Rep. Jahana Hayes (D-CT), who received a threat, told me the threats impacted her family.
“It’s ridiculous,” she told me. “I mean, I have a teenage son who doesn’t even want to check the mail now. And putting yourself out and running for public office does not mean that you sign up for stuff like that, and we should have some type of security protocol for in the district.”
I wish I could tell you the threats were confined to Thanksgiving week. But I pitched this story to my editors days before the United States Capitol Police Chief J. Thomas Manger told senators at an oversight hearing on Wednesday examining the department that more than 700 threats against members were made in November alone, with at least 50 swatting cases.
On the same day as Manger’s hearing, Nancy Mace, the South Carolina congresswoman who’s been on an anti-trans crusade for several weeks, was spotted in the Capitol basement and outside the House chamber after she claimed she was assaulted by a foster youth advocate who said he did nothing more but shake her hand as he asked her to protect transgender rights.
And while the facts of the case are still in dispute, what’s clear is that the reason the incident is troubling is because it’s within the realm of possibility given the political climate we’re in.
Following the Thanksgiving incidents, Jeffries, who, along with other congressional leaders, has a security detail through the Capitol Police’s dignitary protection division, called on Congress to protect all members and their families, an ask he reiterated this week.

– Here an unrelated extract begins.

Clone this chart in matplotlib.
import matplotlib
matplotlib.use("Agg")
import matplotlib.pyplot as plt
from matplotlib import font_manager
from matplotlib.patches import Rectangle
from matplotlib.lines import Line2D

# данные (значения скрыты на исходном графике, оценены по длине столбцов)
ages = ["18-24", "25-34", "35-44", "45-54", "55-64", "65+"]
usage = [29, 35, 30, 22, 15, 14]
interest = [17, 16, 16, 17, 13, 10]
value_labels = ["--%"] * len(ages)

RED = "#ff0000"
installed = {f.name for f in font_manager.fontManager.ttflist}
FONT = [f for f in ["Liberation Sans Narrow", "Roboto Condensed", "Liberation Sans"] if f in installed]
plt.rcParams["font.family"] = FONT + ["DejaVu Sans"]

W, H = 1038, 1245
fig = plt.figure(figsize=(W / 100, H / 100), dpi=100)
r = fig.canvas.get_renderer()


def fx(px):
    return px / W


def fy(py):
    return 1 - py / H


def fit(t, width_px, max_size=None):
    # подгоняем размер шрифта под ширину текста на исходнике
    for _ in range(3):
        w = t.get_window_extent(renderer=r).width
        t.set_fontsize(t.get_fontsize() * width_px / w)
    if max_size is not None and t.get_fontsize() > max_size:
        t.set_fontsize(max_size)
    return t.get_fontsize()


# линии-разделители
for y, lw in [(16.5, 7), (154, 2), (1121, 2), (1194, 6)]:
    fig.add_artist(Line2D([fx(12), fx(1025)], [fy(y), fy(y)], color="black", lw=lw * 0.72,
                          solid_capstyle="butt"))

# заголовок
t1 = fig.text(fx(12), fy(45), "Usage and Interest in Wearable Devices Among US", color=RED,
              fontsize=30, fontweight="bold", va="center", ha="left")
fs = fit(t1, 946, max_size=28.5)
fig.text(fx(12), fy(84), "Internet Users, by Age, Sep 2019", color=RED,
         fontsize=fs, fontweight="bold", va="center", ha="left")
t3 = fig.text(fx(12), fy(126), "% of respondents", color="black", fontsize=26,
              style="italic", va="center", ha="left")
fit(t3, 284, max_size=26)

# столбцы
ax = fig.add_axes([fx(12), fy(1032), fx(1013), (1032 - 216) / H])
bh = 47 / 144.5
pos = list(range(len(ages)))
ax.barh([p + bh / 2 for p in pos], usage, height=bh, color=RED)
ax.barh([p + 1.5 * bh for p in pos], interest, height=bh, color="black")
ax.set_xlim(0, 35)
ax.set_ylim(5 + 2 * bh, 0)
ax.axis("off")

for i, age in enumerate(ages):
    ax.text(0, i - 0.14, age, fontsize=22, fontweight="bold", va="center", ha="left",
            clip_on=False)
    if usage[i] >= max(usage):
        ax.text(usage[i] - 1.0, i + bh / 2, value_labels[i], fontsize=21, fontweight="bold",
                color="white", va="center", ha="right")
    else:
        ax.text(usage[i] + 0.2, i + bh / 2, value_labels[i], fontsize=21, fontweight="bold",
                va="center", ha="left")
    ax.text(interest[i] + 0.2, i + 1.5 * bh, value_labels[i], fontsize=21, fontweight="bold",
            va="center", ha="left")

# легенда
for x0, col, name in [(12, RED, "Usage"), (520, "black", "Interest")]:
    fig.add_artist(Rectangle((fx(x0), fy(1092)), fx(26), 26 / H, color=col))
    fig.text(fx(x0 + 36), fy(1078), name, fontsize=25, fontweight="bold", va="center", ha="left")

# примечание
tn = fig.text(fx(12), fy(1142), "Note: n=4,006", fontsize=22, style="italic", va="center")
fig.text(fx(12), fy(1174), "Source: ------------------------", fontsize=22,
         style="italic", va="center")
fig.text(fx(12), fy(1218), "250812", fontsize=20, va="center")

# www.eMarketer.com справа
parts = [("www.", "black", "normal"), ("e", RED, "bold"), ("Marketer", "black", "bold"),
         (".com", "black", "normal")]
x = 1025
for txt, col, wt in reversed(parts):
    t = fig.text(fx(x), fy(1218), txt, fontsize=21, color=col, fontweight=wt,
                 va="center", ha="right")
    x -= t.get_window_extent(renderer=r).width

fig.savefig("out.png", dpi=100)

“I have not been briefed on the [Mace] incident but have made it clear that members of Congress should be provided maximum protection as we move forward in this environment of intensifying political violence,” he told reporters on Wednesday. “No member of Congress should be accosted or assaulted or attacked based on their political beliefs. This is a democratic free society and the reports, at least of the alleged assault and attack on Nancy Mace, are very troubling but I have not had the opportunity to speak directly with her.”
Threats against members have been on the rise for the past five years. In 2023, the Capitol Police’s Threat Assessment Section, the unit that investigates threats against members of Congress, looked into more than 8,000 cases, including investigations into concerning statements and direct threats. Threats decreased to 7,501 in 2022 after high levels in 2021 (9,625) and 2020 (8,613). TAS investigated 6,955 cases in 2019 and 5,206 in 2018.

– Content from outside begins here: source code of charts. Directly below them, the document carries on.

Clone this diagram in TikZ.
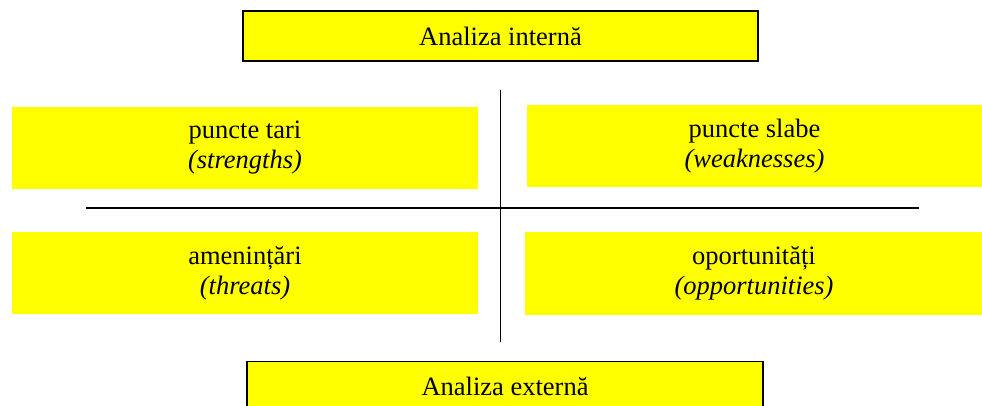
\documentclass[tikz,border=0pt]{standalone}
\usepackage{fontspec}
\setmainfont{Liberation Serif}
\usepackage{xcolor}
\usetikzlibrary{positioning}
\definecolor{SwotYellow}{HTML}{FFFF00}
\definecolor{SwotBlack}{HTML}{000000}
\tikzset{
    headbox/.style={
        draw=SwotBlack,
        line width=1.6pt,
        fill=SwotYellow,
        minimum width=#1,
        minimum height=50pt,
        inner sep=0pt,
        font=\fontsize{26.5}{30}\selectfont
    },
    headbox/.default=515pt,
    quadbox/.style={
        fill=SwotYellow,
        minimum width=#1,
        minimum height=82pt,
        inner sep=0pt,
        align=center,
        font=\fontsize{26.5}{30}\selectfont
    },
    quadbox/.default=466pt,
    axis/.style={
        line width=1.8pt,
        SwotBlack
    }
}
\begin{document}
\begin{tikzpicture}[x=1pt, y=-1pt]
        \useasboundingbox (0,0) rectangle (982,405);

        % Header boxes
        \node[headbox] (intern) at (500.5,36) {Analiza internă};
        \node[headbox=516pt] (extern) at (505,386.5) {Analiza externă};

        % Quadrants
        \node[quadbox] (tari) at (245,148) {puncte tari\\\textit{(strengths)}};
        \node[quadbox=456pt] (slabe) at (754.5,146) {puncte slabe\\\textit{(weaknesses)}};
        \node[quadbox] (amenintari) at (245,273) {amenințări\\\textit{(threats)}};
        \node[quadbox=458pt, minimum height=83pt] (oportunitati) at (754,273.5) {oportunități\\\textit{(opportunities)}};

        % Axes
        \coordinate (vtop) at (500.5,90);
        \coordinate (vbot) at (500.5,342);
        \coordinate (hleft) at (86,208);
        \coordinate (hright) at (919,208);
        \draw[axis] (vtop) -- (vbot);
        \draw[axis] (hleft) -- (hright);
    \end{tikzpicture}
\end{document}
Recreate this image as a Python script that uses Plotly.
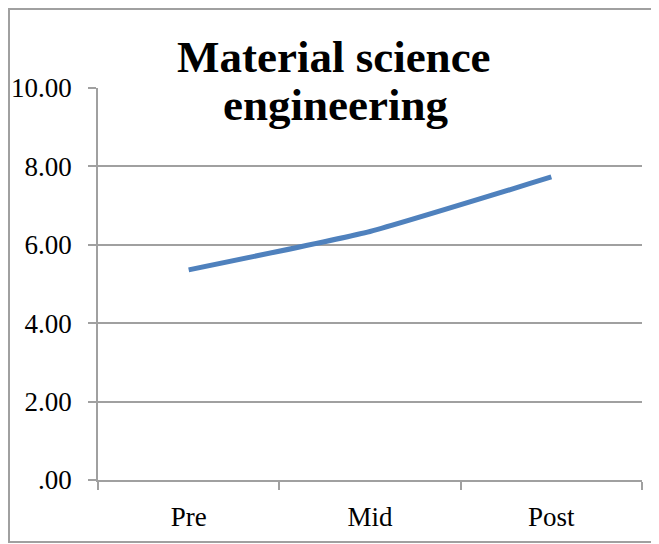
import plotly.graph_objects as go

categories = ["Pre", "Mid", "Post"]
values = [5.36, 6.34, 7.73]
y_tickvals = [0, 2, 4, 6, 8, 10]
y_ticktext = [".00", "2.00", "4.00", "6.00", "8.00", "10.00"]
title_lines = ["Material science", "engineering"]

# page is rendered with an 8px body margin; work in page pixels and offset
OFF = 8
W, H = 659 - OFF, 544 - OFF
ML = 98 - OFF
MT = 88 - OFF
MR = W - (642 - OFF)
MB = H - (480 - OFF)
pw, ph = W - ML - MR, H - MT - MB

def px_x(x):
    return (x - OFF - ML) / pw

def px_y(y):
    return (H - MB - (y - OFF)) / ph

FONT = "Liberation Serif"
GRAY = "#a0a0a0"

fig = go.Figure()
fig.add_trace(go.Scatter(
    x=categories, y=values, mode="lines",
    line=dict(color="#4F81BD", width=5, shape="spline", smoothing=0.4),
    hoverinfo="skip", showlegend=False,
))

fig.update_layout(
    width=W, height=H,
    margin=dict(l=ML, r=MR, t=MT, b=MB, autoexpand=False),
    paper_bgcolor="white", plot_bgcolor="white",
    font=dict(family=FONT, size=27, color="black"),
    showlegend=False,
    xaxis=dict(
        type="category", range=[-0.5, 2.5], tickson="boundaries", ticks="outside", ticklen=8,
        tickcolor=GRAY, tickwidth=1.5, showline=True, linecolor=GRAY, linewidth=1.5,
        showgrid=False, zeroline=False, ticklabelstandoff=12, automargin=False,
        tickfont=dict(family=FONT, size=27),
    ),
    yaxis=dict(
        range=[0, 10], tickvals=y_tickvals, ticktext=y_ticktext,
        ticks="outside", ticklen=8, tickcolor=GRAY, tickwidth=1.5,
        showline=True, linecolor=GRAY, linewidth=1.5,
        showgrid=True, gridcolor=GRAY, gridwidth=1.5, zeroline=False,
        ticklabelstandoff=11, automargin=False, tickfont=dict(family=FONT, size=27),
    ),
    shapes=[dict(
        type="rect", xref="paper", yref="paper",
        x0=px_x(OFF + 1), x1=px_x(700), y0=px_y(542), y1=px_y(OFF + 1),
        line=dict(color=GRAY, width=2), fillcolor="rgba(0,0,0,0)", layer="below",
    )],
    annotations=[
        dict(text="<b>%s</b>" % title_lines[0], xref="paper", yref="paper",
             x=px_x(334), y=px_y(72), xanchor="center", yanchor="bottom",
             showarrow=False, font=dict(family=FONT, size=45, color="black"),
             yshift=-12),
        dict(text="<b>%s</b>" % title_lines[1], xref="paper", yref="paper",
             x=px_x(335), y=px_y(120), xanchor="center", yanchor="bottom",
             showarrow=False, font=dict(family=FONT, size=45, color="black"),
             yshift=-12),
    ],
)

fig.write_html("out.html")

The threats target members from both parties and are fueled by increased violent political rhetoric and the false sense of anonymity some people feel on social media.
Manger agrees with members that increased security when they are back home or at events away from the Capitol. He pressed senators to double the number of officers in the division that protects leadership, for example.
“Who knew that threats would go through the roof? Who knew that the tactics [of] folks that want to disrupt the lives and disrupt the work of members of Congress, would result in having 50 people swatted in the last month, people disturbed in the middle of the night in their homes?” Manger said. “The heightened threat level in this country has not gone down, and so we do need additional resources.”
Until the Capitol Police receives those resources, Hayes worries the candidate pool could exclude people from diverse communities and working-class backgrounds.
“I ran for office to do the work, to legislate for people. And the fact that that comes with serious safety concerns for your entire family is just unreasonable,” she said. “And for the people who can’t afford to put in place their own private security, it really limits the pool of people who would sign up to do this work.”
While the threat investigations data for this year isn’t available yet, threats typically surge during an election year. And with less than six weeks until Inauguration Day and Trump suggesting that members of the Jan. 6 Committee should be prosecuted for investigating an insurrection he incited while he stacks his cabinet with loyalists like Kash Patel to weaponize the FBI against Trump’s political enemies, the situation could get worse before it improves.
“The data kind of spells us out, right?” Aguilar said. “If past is prologue, that’s something that we have to be prepared for. That’s something that we need to work to ensure that our members know that that’s coming up and know that that’s in front of us.”